[Records contained in a dataset]

● ● ●

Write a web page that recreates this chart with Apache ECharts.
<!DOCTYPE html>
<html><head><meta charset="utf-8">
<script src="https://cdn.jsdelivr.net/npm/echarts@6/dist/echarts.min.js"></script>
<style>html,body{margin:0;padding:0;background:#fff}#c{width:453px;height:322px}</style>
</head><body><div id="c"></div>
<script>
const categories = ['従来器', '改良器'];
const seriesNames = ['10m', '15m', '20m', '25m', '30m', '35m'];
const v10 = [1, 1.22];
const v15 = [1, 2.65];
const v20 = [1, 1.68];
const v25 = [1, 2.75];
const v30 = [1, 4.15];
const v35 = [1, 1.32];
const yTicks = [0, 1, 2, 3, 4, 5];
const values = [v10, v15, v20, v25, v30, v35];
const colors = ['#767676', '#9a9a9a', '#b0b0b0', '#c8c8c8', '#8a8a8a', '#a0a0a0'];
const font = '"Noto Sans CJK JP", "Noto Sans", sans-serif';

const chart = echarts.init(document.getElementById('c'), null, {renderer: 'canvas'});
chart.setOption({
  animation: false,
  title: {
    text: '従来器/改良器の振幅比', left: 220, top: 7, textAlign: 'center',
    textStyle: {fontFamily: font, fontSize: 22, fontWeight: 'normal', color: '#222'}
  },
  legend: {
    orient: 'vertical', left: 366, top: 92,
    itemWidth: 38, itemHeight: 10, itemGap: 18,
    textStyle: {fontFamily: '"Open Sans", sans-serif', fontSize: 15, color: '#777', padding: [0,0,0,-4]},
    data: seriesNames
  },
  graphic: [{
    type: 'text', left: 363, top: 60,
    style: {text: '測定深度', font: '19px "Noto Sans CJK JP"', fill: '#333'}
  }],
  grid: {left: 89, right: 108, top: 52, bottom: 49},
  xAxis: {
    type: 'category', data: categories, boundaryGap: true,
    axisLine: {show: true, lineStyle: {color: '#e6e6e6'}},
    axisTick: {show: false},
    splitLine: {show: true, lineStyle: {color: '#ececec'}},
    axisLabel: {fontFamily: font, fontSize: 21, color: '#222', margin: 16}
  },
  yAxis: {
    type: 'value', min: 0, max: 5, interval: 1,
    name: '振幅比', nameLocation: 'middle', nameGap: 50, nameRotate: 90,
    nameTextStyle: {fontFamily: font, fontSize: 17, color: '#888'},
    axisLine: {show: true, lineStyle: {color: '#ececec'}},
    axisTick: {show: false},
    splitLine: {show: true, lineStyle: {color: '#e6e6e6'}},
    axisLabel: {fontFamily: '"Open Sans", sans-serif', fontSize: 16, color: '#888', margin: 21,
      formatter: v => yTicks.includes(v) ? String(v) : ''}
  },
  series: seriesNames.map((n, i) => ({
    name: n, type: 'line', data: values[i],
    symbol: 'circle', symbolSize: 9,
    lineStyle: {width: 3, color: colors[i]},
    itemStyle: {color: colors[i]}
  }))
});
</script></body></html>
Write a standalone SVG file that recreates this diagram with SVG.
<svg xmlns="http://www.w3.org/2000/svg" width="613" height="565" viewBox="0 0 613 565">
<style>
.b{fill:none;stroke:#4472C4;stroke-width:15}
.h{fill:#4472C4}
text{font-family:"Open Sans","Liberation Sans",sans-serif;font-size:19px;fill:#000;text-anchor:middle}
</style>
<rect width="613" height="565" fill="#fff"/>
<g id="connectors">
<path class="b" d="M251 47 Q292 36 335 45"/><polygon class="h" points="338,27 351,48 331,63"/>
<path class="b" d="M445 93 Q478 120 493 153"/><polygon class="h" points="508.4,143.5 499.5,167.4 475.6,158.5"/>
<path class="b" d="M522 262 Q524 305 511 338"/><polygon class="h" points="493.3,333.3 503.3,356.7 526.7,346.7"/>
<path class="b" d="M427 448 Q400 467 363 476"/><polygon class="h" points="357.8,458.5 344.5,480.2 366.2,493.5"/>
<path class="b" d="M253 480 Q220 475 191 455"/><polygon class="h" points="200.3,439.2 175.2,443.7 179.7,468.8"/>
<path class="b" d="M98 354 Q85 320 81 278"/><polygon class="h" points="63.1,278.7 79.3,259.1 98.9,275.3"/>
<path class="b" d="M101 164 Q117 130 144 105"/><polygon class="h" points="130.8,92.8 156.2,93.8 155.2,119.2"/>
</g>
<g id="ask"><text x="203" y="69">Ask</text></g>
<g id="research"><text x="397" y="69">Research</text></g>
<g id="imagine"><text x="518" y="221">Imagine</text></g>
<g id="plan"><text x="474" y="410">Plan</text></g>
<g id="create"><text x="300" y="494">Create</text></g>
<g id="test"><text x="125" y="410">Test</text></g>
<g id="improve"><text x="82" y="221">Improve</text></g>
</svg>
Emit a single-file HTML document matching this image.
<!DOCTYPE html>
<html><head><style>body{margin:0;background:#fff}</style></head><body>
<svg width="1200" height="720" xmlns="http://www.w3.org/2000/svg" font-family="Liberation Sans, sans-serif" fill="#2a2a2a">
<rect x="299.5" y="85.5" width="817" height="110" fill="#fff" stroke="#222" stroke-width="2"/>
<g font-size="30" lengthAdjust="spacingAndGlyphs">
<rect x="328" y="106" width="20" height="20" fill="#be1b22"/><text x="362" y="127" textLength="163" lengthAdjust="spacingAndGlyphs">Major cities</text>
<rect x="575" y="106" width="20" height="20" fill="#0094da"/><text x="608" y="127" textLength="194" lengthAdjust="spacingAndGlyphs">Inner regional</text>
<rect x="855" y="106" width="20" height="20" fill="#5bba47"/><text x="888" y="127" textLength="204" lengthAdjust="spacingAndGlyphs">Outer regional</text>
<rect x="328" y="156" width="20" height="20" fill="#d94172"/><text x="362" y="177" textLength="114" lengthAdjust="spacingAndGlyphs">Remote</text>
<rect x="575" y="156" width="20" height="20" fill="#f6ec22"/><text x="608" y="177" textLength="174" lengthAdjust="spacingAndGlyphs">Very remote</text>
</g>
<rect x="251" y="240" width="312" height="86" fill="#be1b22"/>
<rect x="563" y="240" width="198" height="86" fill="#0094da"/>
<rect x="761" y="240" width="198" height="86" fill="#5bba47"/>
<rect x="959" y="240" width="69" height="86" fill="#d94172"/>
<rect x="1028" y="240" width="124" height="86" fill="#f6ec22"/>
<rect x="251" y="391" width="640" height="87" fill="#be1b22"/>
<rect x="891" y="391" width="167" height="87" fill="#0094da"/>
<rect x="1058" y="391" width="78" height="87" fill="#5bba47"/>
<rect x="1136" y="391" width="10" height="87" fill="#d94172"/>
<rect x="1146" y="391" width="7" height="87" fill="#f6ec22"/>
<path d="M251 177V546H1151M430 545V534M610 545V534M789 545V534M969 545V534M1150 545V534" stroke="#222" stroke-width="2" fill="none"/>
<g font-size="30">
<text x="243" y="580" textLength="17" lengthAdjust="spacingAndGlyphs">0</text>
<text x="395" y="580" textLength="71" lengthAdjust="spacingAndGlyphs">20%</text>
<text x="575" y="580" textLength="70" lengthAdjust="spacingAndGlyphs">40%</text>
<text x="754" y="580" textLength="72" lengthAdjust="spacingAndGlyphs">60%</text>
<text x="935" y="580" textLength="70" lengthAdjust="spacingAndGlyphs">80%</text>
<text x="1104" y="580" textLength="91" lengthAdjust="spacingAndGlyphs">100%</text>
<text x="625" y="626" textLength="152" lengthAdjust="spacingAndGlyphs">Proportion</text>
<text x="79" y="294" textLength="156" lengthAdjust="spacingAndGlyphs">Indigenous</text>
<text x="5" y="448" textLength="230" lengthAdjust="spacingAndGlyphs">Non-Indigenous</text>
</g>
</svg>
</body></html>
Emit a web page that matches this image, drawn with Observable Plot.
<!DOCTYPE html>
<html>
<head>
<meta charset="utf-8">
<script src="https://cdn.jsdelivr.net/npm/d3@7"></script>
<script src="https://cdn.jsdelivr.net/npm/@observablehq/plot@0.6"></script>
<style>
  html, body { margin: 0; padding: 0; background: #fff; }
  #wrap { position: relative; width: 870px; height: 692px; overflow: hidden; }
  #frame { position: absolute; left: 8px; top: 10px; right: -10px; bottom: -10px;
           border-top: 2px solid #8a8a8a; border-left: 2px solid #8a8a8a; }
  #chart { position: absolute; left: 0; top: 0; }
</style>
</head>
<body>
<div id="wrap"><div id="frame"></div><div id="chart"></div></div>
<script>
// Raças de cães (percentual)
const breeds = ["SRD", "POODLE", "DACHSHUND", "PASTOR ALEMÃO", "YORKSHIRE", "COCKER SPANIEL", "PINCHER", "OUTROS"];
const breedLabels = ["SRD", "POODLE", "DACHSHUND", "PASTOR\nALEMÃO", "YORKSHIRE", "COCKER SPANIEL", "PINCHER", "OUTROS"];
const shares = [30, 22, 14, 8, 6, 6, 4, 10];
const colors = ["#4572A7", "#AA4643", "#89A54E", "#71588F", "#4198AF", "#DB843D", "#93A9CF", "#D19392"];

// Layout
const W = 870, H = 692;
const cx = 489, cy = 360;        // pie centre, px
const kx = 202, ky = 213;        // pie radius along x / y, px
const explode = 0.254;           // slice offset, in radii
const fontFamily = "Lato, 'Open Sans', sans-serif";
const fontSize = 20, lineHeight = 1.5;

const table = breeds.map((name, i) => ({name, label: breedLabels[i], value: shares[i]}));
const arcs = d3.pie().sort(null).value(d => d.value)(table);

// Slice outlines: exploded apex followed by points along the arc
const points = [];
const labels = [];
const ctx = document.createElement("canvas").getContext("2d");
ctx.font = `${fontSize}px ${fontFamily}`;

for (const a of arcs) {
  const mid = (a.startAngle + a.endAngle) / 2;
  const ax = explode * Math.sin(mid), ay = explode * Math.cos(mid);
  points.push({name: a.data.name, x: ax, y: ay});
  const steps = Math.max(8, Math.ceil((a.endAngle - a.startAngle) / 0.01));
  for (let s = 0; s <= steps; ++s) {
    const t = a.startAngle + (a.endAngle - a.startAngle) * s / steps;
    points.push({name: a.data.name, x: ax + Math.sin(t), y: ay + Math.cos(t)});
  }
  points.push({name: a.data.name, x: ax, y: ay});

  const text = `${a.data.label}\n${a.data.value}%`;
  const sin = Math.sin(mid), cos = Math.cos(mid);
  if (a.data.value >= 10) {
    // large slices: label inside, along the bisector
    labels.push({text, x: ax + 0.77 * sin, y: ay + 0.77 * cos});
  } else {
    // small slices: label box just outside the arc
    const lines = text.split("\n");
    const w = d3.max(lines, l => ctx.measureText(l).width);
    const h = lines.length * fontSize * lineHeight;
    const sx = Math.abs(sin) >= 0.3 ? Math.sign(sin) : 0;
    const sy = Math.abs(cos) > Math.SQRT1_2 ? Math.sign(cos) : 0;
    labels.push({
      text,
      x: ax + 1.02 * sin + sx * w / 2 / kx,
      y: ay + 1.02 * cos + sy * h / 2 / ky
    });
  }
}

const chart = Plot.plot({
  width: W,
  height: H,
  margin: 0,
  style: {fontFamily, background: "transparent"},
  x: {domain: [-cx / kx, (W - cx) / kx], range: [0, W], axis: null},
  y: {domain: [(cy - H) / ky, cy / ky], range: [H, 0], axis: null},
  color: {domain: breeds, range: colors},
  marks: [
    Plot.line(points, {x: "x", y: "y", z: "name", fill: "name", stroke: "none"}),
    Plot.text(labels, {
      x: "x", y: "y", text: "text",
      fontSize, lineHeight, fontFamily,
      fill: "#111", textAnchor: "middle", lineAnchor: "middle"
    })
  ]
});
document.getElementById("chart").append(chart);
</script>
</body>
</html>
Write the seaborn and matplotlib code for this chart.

● ● ●

Where a line of the entries contains the word "Write", copy that line.

Write a web page that recreates this chart with Apache ECharts.
Write a standalone SVG file that recreates this diagram with SVG.
Write the seaborn and matplotlib code for this chart.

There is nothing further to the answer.